*Requirement*
Only the lines from the one containing "Write the matplotlib code for this chart." through the one containing "ax.text(b.get_x() + width" should be duplicated, exactly as they appear. Pictures are to be left out.

*Data for processing*
┄┄┄┄┄┄

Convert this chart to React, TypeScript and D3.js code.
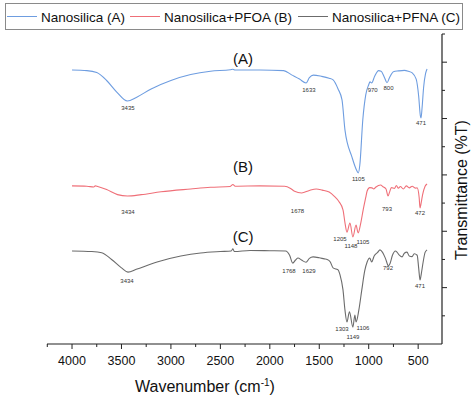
import React, { useEffect, useRef } from "react";
import * as d3 from "d3";

// spectra: [wavenumber (cm-1), transmittance (arb.)]
const nanosilicaA: [number, number][] = [
  [4000, 97.2], [3850, 97.0], [3750, 96.3], [3650, 93.5], [3550, 89.5], [3440, 86.2],
  [3350, 87.5], [3200, 90.5], [3000, 93.5], [2800, 95.6], [2600, 96.8], [2400, 97.3],
  [2373, 97.5], [2350, 97.2], [2100, 97.2], [1860, 97.0], [1780, 95.5], [1700, 94.0],
  [1634, 92.6], [1600, 94.5], [1560, 95.4], [1480, 95.0], [1400, 94.3], [1360, 93.7],
  [1310, 90.5], [1270, 86.6], [1240, 75.9], [1170, 66.4], [1120, 61.5], [1105, 60.7],
  [1090, 63.5], [1060, 79.5], [1030, 88.4], [1000, 92.0], [987, 93.0], [970, 92.6],
  [940, 95.0], [900, 97.0], [875, 96.8], [840, 94.5], [815, 92.7], [790, 94.5],
  [750, 96.6], [700, 96.9], [640, 97.1], [600, 96.8], [560, 96.2], [520, 94.0],
  [495, 88.0], [478, 81.0], [471, 80.2], [460, 84.0], [445, 91.0], [425, 96.0], [410, 97.6],
];

const nanosilicaPFOA: [number, number][] = [
  [4000, 56.1], [3850, 56.0], [3780, 55.7], [3765, 56.1], [3740, 55.9], [3650, 54.8],
  [3540, 53.0], [3440, 52.5], [3300, 53.0], [3100, 54.0], [2800, 55.0], [2600, 55.6],
  [2400, 55.9], [2373, 56.6], [2350, 56.0], [2100, 56.1], [1850, 56.0], [1790, 55.2],
  [1750, 54.2], [1678, 53.6], [1600, 54.5], [1530, 55.0], [1470, 54.6], [1400, 53.9],
  [1350, 52.5], [1300, 50.5], [1260, 47.6], [1240, 43.0], [1220, 39.7], [1190, 42.9],
  [1160, 38.0], [1128, 42.2], [1107, 39.4], [1080, 43.0], [1056, 47.6], [1030, 52.0],
  [1016, 54.3], [990, 55.5], [967, 55.4], [950, 55.0], [930, 55.6], [880, 56.4],
  [855, 55.8], [825, 55.0], [805, 52.5], [790, 53.8], [770, 55.5], [740, 55.2],
  [720, 56.2], [700, 55.3], [680, 55.9], [650, 55.0], [620, 56.1], [590, 55.4],
  [560, 56.0], [530, 55.3], [510, 55.4], [490, 52.0], [481, 48.3], [470, 50.0],
  [455, 53.0], [430, 56.0], [410, 56.8],
];

const nanosilicaPFNA: [number, number][] = [
  [4000, 33.0], [3800, 32.8], [3700, 32.4], [3600, 30.0], [3500, 27.0], [3434, 25.5],
  [3350, 26.5], [3140, 29.1], [2900, 31.2], [2700, 32.3], [2500, 32.8], [2390, 33.0],
  [2373, 33.8], [2360, 32.8], [2200, 33.2], [2000, 33.1], [1840, 33.0], [1800, 31.5],
  [1768, 28.7], [1740, 29.8], [1715, 30.5], [1680, 29.8], [1634, 29.0], [1600, 30.4],
  [1563, 30.9], [1500, 30.6], [1450, 30.2], [1420, 30.0], [1390, 29.2], [1360, 27.0],
  [1330, 26.6], [1310, 26.3], [1290, 24.5], [1260, 19.2], [1240, 12.0], [1220, 7.8],
  [1195, 11.4], [1160, 6.0], [1140, 10.3], [1128, 7.8], [1100, 12.0], [1070, 19.2],
  [1040, 26.0], [1016, 29.1], [990, 30.5], [970, 29.1], [945, 31.2], [910, 32.5],
  [886, 33.4], [860, 32.5], [830, 30.3], [800, 27.7], [785, 28.5], [760, 31.5],
  [730, 33.0], [714, 32.6], [690, 31.5], [663, 30.9], [640, 32.2], [613, 32.6],
  [590, 31.2], [562, 31.0], [540, 32.0], [510, 31.5], [495, 27.0], [481, 22.7],
  [468, 25.0], [450, 29.0], [430, 32.5], [410, 33.4],
];

const seriesNames = ["Nanosilica (A)", "Nanosilica+PFOA (B)", "Nanosilica+PFNA (C)"];
const seriesColors = ["#6e9de0", "#ef6f78", "#6b6b6b"];
const seriesData = [nanosilicaA, nanosilicaPFOA, nanosilicaPFNA];

// "(A)" "(B)" "(C)" curve tags: [label, wavenumber, transmittance]
const curveTags: [string, number, number][] = [
  ["(A)", 2270, 99.3],
  ["(B)", 2270, 61.2],
  ["(C)", 2270, 36.2],
];

// peak labels: [text, wavenumber, transmittance] for where the label sits
const peakLabels: [string, number, number][] = [
  ["3435", 3435, 83.0], ["1633", 1605, 89.4], ["970", 960, 89.4], ["800", 800, 90.1],
  ["471", 471, 77.7], ["1105", 1105, 57.8],
  ["3434", 3434, 46.1], ["1678", 1720, 46.5], ["1205", 1290, 36.6], ["1148", 1179, 34.1],
  ["1105", 1058, 35.5], ["793", 815, 47.2], ["472", 481, 45.8],
  ["3434", 3444, 21.6], ["1768", 1806, 25.2], ["1629", 1604, 25.2], ["792", 805, 26.3],
  ["471", 481, 19.9], ["1303", 1270, 4.6], ["1149", 1159, 1.8], ["1106", 1058, 5.0],
];

const xTicks = [4000, 3500, 3000, 2500, 2000, 1500, 1000, 500];

const FONT = "'Liberation Sans', Arial, Helvetica, sans-serif";

const App = () => {
  const ref = useRef<SVGSVGElement>(null);

  useEffect(() => {
    const width = 474;
    const height = 398;
    const plot = { left: 47, right: 442, top: 34, bottom: 344 };

    const svg = d3.select(ref.current);
    svg.selectAll("*").remove();
    svg.attr("width", width).attr("height", height);

    const x = d3.scaleLinear().domain([4253, 259]).range([plot.left, plot.right]);
    const y = d3.scaleLinear().domain([0, 110]).range([plot.bottom, plot.top]);

    // legend box
    const lg = svg.append("g").attr("font-family", FONT).attr("font-size", 13.5);
    lg.append("rect")
      .attr("x", 5.5).attr("y", 3.5).attr("width", 457).attr("height", 26)
      .attr("fill", "#fff").attr("stroke", "#8a8a8a").attr("stroke-width", 1);
    const legendX = [7, 130, 298];
    seriesNames.forEach((name, i) => {
      lg.append("line")
        .attr("x1", legendX[i]).attr("x2", legendX[i] + 30)
        .attr("y1", 16.5).attr("y2", 16.5)
        .attr("stroke", seriesColors[i]).attr("stroke-width", 1);
      lg.append("text")
        .attr("x", legendX[i] + 34).attr("y", 21.5)
        .attr("fill", "#111")
        .text(name);
    });

    // bottom axis
    const gx = svg.append("g").attr("transform", `translate(0,${plot.bottom})`);
    gx.append("line")
      .attr("x1", plot.left).attr("x2", plot.right)
      .attr("stroke", "#222").attr("stroke-width", 1.2);
    const minor = d3.range(4250, 250, -250).filter(v => v % 500 !== 0);
    gx.selectAll("line.minor").data(minor).enter().append("line")
      .attr("class", "minor")
      .attr("x1", d => x(d)).attr("x2", d => x(d))
      .attr("y1", 0).attr("y2", 3)
      .attr("stroke", "#222");
    gx.selectAll("line.major").data(xTicks).enter().append("line")
      .attr("class", "major")
      .attr("x1", d => x(d)).attr("x2", d => x(d))
      .attr("y1", 0).attr("y2", 5)
      .attr("stroke", "#222");
    gx.selectAll("text").data(xTicks).enter().append("text")
      .attr("x", d => x(d)).attr("y", 21)
      .attr("text-anchor", "middle")
      .attr("font-family", FONT).attr("font-size", 12.5)
      .attr("fill", "#111")
      .text(d => d);

    // right axis, no labels
    const gy = svg.append("g").attr("transform", `translate(${plot.right},0)`);
    gy.append("line")
      .attr("y1", plot.top).attr("y2", plot.bottom)
      .attr("stroke", "#222").attr("stroke-width", 1.2);
    gy.selectAll("line.tick").data(d3.range(10, 111, 10)).enter().append("line")
      .attr("class", "tick")
      .attr("y1", d => y(d)).attr("y2", d => y(d))
      .attr("x1", 0).attr("x2", d => (d % 20 === 0 ? 5 : 3))
      .attr("stroke", "#222");

    // spectra
    const line = d3.line<[number, number]>()
      .x(d => x(d[0]))
      .y(d => y(d[1]))
      .curve(d3.curveMonotoneX);
    seriesData.forEach((s, i) => {
      svg.append("path")
        .datum(s)
        .attr("d", line)
        .attr("fill", "none")
        .attr("stroke", seriesColors[i])
        .attr("stroke-width", 1.1);
    });

    svg.append("g").selectAll("text").data(curveTags).enter().append("text")
      .attr("x", d => x(d[1])).attr("y", d => y(d[2]))
      .attr("text-anchor", "middle")
      .attr("font-family", FONT).attr("font-size", 15)
      .attr("fill", "#111")
      .text(d => d[0]);

    svg.append("g").selectAll("text").data(peakLabels).enter().append("text")
      .attr("x", d => x(d[1])).attr("y", d => y(d[2]))
      .attr("text-anchor", "middle")
      .attr("font-family", FONT).attr("font-size", 6)
      .attr("fill", "#333")
      .text(d => d[0]);

    // axis titles
    const xt = svg.append("text")
      .attr("x", 135).attr("y", 392)
      .attr("font-family", FONT).attr("font-size", 16)
      .attr("fill", "#111");
    xt.append("tspan").text("Wavenumber (cm");
    xt.append("tspan").attr("dy", -6).attr("font-size", 10).text("-1");
    xt.append("tspan").attr("dy", 6).text(")");

    svg.append("text")
      .attr("transform", "translate(467,190) rotate(-90)")
      .attr("text-anchor", "middle")
      .attr("font-family", FONT).attr("font-size", 16)
      .attr("fill", "#111")
      .text("Transmittance (%T)");
  }, []);

  return (
    <svg
      ref={ref}
      width={474}
      height={398}
      style={{ position: "absolute", left: 0, top: 0, background: "#fff" }}
    />
  );
};

export default App;
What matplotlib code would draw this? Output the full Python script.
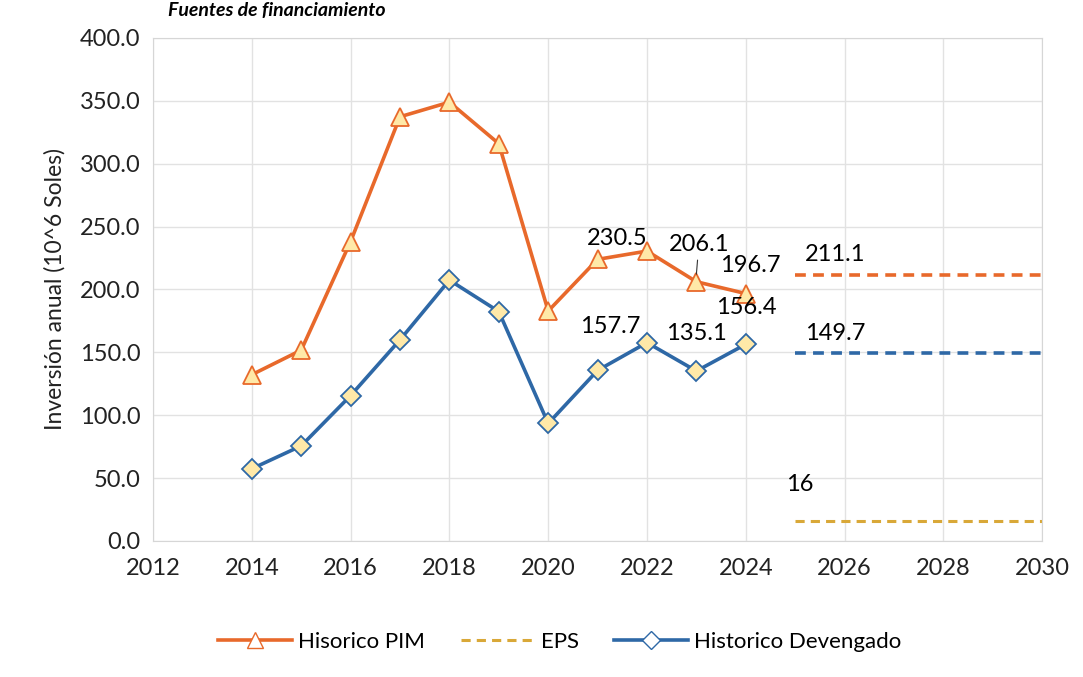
import matplotlib.pyplot as plt
from matplotlib.lines import Line2D

plt.rcParams['font.family'] = ['Lato', 'DejaVu Sans']

# historical data
years_hist = [2014, 2015, 2016, 2017, 2018, 2019, 2020, 2021, 2022, 2023, 2024]
pim = [132.2, 151.7, 238.1, 337.3, 348.9, 315.9, 182.8, 223.9, 230.5, 206.1, 196.7]
devengado = [57.4, 75.6, 115.6, 159.9, 207.4, 182.4, 93.4, 135.6, 157.7, 135.1, 156.4]

# projections
years_proj = [2025, 2026, 2027, 2028, 2029, 2030]
pim_proj = [211.1, 211.1, 211.1, 211.1, 211.1, 211.1]
dev_proj = [149.7, 149.7, 149.7, 149.7, 149.7, 149.7]
eps_proj = [16, 16, 16, 16, 16, 16]

c_pim = '#E8692B'
c_dev = '#2E68A6'
c_eps = '#D9A838'
face = '#FFE9A8'

fig = plt.figure(figsize=(10.83, 6.77), dpi=100)
ax = fig.add_axes([0.1413, 0.201, 0.821, 0.743])

ax.plot(years_hist, pim, color=c_pim, lw=2.6, marker='^', ms=13,
        mfc=face, mec=c_pim, mew=1.3, zorder=3)
ax.plot(years_hist, devengado, color=c_dev, lw=2.6, marker='D', ms=10,
        mfc=face, mec=c_dev, mew=1.3, zorder=3)
ax.plot(years_proj, pim_proj, color=c_pim, lw=2.6, ls=(0, (3, 2)), zorder=2)
ax.plot(years_proj, dev_proj, color=c_dev, lw=2.6, ls=(0, (3, 2)), zorder=2)
ax.plot(years_proj, eps_proj, color=c_eps, lw=2.2, ls=(0, (3, 2)), zorder=2)

# data labels
fs = 17
ax.text(2021.4, pim[8] + 10, f'{pim[8]}', ha='center', va='center', fontsize=fs)
ax.annotate(f'{pim[9]}', xy=(2023.0, pim[9] + 6), xytext=(2023.05, pim[9] + 30),
            ha='center', va='center', fontsize=fs,
            arrowprops=dict(arrowstyle='-', color='#333333', lw=0.8, shrinkB=0))
ax.text(2024.1, pim[10] + 22, f'{pim[10]}', ha='center', va='center', fontsize=fs)
ax.text(2024.0, devengado[10] + 29, f'{devengado[10]}', ha='center', va='center', fontsize=fs)
ax.text(2021.25, devengado[8] + 13, f'{devengado[8]}', ha='center', va='center', fontsize=fs)
ax.text(2023.0, devengado[9] + 30, f'{devengado[9]}', ha='center', va='center', fontsize=fs)
ax.text(2025.8, pim_proj[0] + 17, f'{pim_proj[0]}', ha='center', va='center', fontsize=fs)
ax.text(2025.8, dev_proj[0] + 15, f'{dev_proj[0]}', ha='center', va='center', fontsize=fs)
ax.text(2025.1, eps_proj[0] + 29, f'{eps_proj[0]}', ha='center', va='center', fontsize=fs)

ax.set_xlim(2012, 2030)
ax.set_ylim(0, 400)
ax.set_xticks(range(2012, 2031, 2))
ax.set_yticks(range(0, 401, 50))
ax.set_yticklabels([f'{v:.1f}' for v in range(0, 401, 50)])
ax.tick_params(length=0, labelsize=17, colors='#222222')
ax.tick_params(axis='x', pad=12)
ax.tick_params(axis='y', pad=9)
ax.grid(True, color='#E2E2E2', lw=1)
ax.set_axisbelow(True)
for s in ax.spines.values():
    s.set_color('#D6D6D6')
ax.set_ylabel('Inversión anual (10^6 Soles)', fontsize=16.5, color='#222222', labelpad=10)

handles = [
    Line2D([], [], color=c_pim, lw=2.6, marker='^', ms=12, mfc='white', mec=c_pim),
    Line2D([], [], color=c_eps, lw=2.2, ls=(0, (3, 2))),
    Line2D([], [], color=c_dev, lw=2.6, marker='D', ms=9, mfc='white', mec=c_dev),
]
fig.legend(handles, ['Hisorico PIM', 'EPS', 'Historico Devengado'],
           loc='center', bbox_to_anchor=(0.517, 0.052), ncol=3, frameon=False,
           fontsize=16, handlelength=3.3, handletextpad=0.3, columnspacing=1.6)

fig.text(0.155, 0.997, 'Fuentes de financiamiento', fontsize=14,
         fontweight='bold', fontstyle='italic', va='top', ha='left')

fig.savefig('out.png', dpi=100)
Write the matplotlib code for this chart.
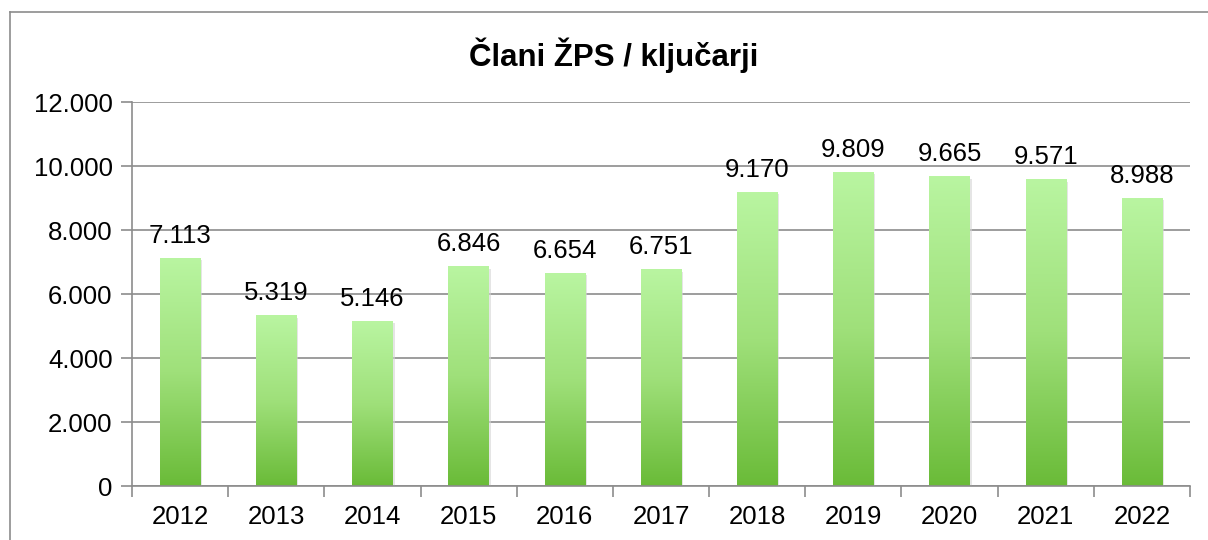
import numpy as np
import matplotlib.pyplot as plt
from matplotlib.colors import LinearSegmentedColormap
from matplotlib.patches import Rectangle
from matplotlib.lines import Line2D

plt.rcParams['font.family'] = ['Liberation Sans', 'DejaVu Sans']

years = ["2012", "2013", "2014", "2015", "2016", "2017", "2018", "2019", "2020", "2021", "2022"]
members = [7113, 5319, 5146, 6846, 6654, 6751, 9170, 9809, 9665, 9571, 8988]
title = "Člani ŽPS / ključarji"


def fmt(v):
    return f"{v:,.0f}".replace(",", ".")


fig = plt.figure(figsize=(12.08, 5.4), dpi=100)
ax = fig.add_axes([132 / 1208, 54 / 540, 1058 / 1208, 384 / 540])

# outer chart frame, only left and top edges are inside the picture
fx, fy = 10 / 1208, 1 - 12 / 540
fig.lines.append(Line2D([fx, fx], [0, fy], transform=fig.transFigure, color="#8c8c8c", lw=1.2))
fig.lines.append(Line2D([fx, 1], [fy, fy], transform=fig.transFigure, color="#8c8c8c", lw=1.2))

x = np.arange(len(years))
width = 0.42
green = LinearSegmentedColormap.from_list("g", ["#6abb38", "#9fe07a", "#b9f5a1"])
grad = np.linspace(0, 1, 256).reshape(-1, 1)

bars = ax.bar(x, members, width=width, color="none", zorder=2)
for b, v in zip(bars, members):
    x0 = b.get_x()
    # soft shadow
    ax.add_patch(Rectangle((x0 + 0.02, -60), width, v, facecolor="#d4d4d4", edgecolor="none",
                           alpha=0.6, zorder=1.5))
    ax.imshow(grad, cmap=green, origin="lower", aspect="auto",
              extent=[x0, x0 + width, 0, v], zorder=2)
    ax.text(b.get_x() + width / 2, v + 330, fmt(v), ha="center", va="bottom", fontsize=18.5)

ax.set_xlim(-0.5, len(years) - 0.5)
ax.set_ylim(0, 12000)
ax.set_yticks(range(0, 12001, 2000))
ax.set_yticklabels([fmt(t) for t in range(0, 12001, 2000)], fontsize=18.5)
ax.set_xticks(x)
ax.set_xticklabels(years, fontsize=18.5)
ax.set_xticks(np.arange(-0.5, len(years), 1), minor=True)
ax.tick_params(axis="x", which="major", length=0, pad=14)
ax.tick_params(axis="x", which="minor", length=8, color="#8c8c8c", width=1.2)
ax.tick_params(axis="y", length=8, color="#8c8c8c", width=1.2, pad=6)

ax.grid(axis="y", color="#8c8c8c", linewidth=1.2, zorder=0)
ax.set_axisbelow(True)
for s in ["top", "right"]:
    ax.spines[s].set_visible(False)
for s in ["left", "bottom"]:
    ax.spines[s].set_color("#8c8c8c")
    ax.spines[s].set_linewidth(1.2)

fig.text(614 / 1208, 1 - 55 / 540, title, ha="center", va="center", fontsize=22.5, fontweight="bold")

fig.savefig("out.png", dpi=100)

┄┄┄┄┄┄

*Result of this task*
Write the matplotlib code for this chart.
import numpy as np
import matplotlib.pyplot as plt
from matplotlib.colors import LinearSegmentedColormap
from matplotlib.patches import Rectangle
from matplotlib.lines import Line2D

plt.rcParams['font.family'] = ['Liberation Sans', 'DejaVu Sans']

years = ["2012", "2013", "2014", "2015", "2016", "2017", "2018", "2019", "2020", "2021", "2022"]
members = [7113, 5319, 5146, 6846, 6654, 6751, 9170, 9809, 9665, 9571, 8988]
title = "Člani ŽPS / ključarji"


def fmt(v):
    return f"{v:,.0f}".replace(",", ".")


fig = plt.figure(figsize=(12.08, 5.4), dpi=100)
ax = fig.add_axes([132 / 1208, 54 / 540, 1058 / 1208, 384 / 540])

# outer chart frame, only left and top edges are inside the picture
fx, fy = 10 / 1208, 1 - 12 / 540
fig.lines.append(Line2D([fx, fx], [0, fy], transform=fig.transFigure, color="#8c8c8c", lw=1.2))
fig.lines.append(Line2D([fx, 1], [fy, fy], transform=fig.transFigure, color="#8c8c8c", lw=1.2))

x = np.arange(len(years))
width = 0.42
green = LinearSegmentedColormap.from_list("g", ["#6abb38", "#9fe07a", "#b9f5a1"])
grad = np.linspace(0, 1, 256).reshape(-1, 1)

bars = ax.bar(x, members, width=width, color="none", zorder=2)
for b, v in zip(bars, members):
    x0 = b.get_x()
    # soft shadow
    ax.add_patch(Rectangle((x0 + 0.02, -60), width, v, facecolor="#d4d4d4", edgecolor="none",
                           alpha=0.6, zorder=1.5))
    ax.imshow(grad, cmap=green, origin="lower", aspect="auto",
              extent=[x0, x0 + width, 0, v], zorder=2)
    ax.text(b.get_x() + width / 2, v + 330, fmt(v), ha="center", va="bottom", fontsize=18.5)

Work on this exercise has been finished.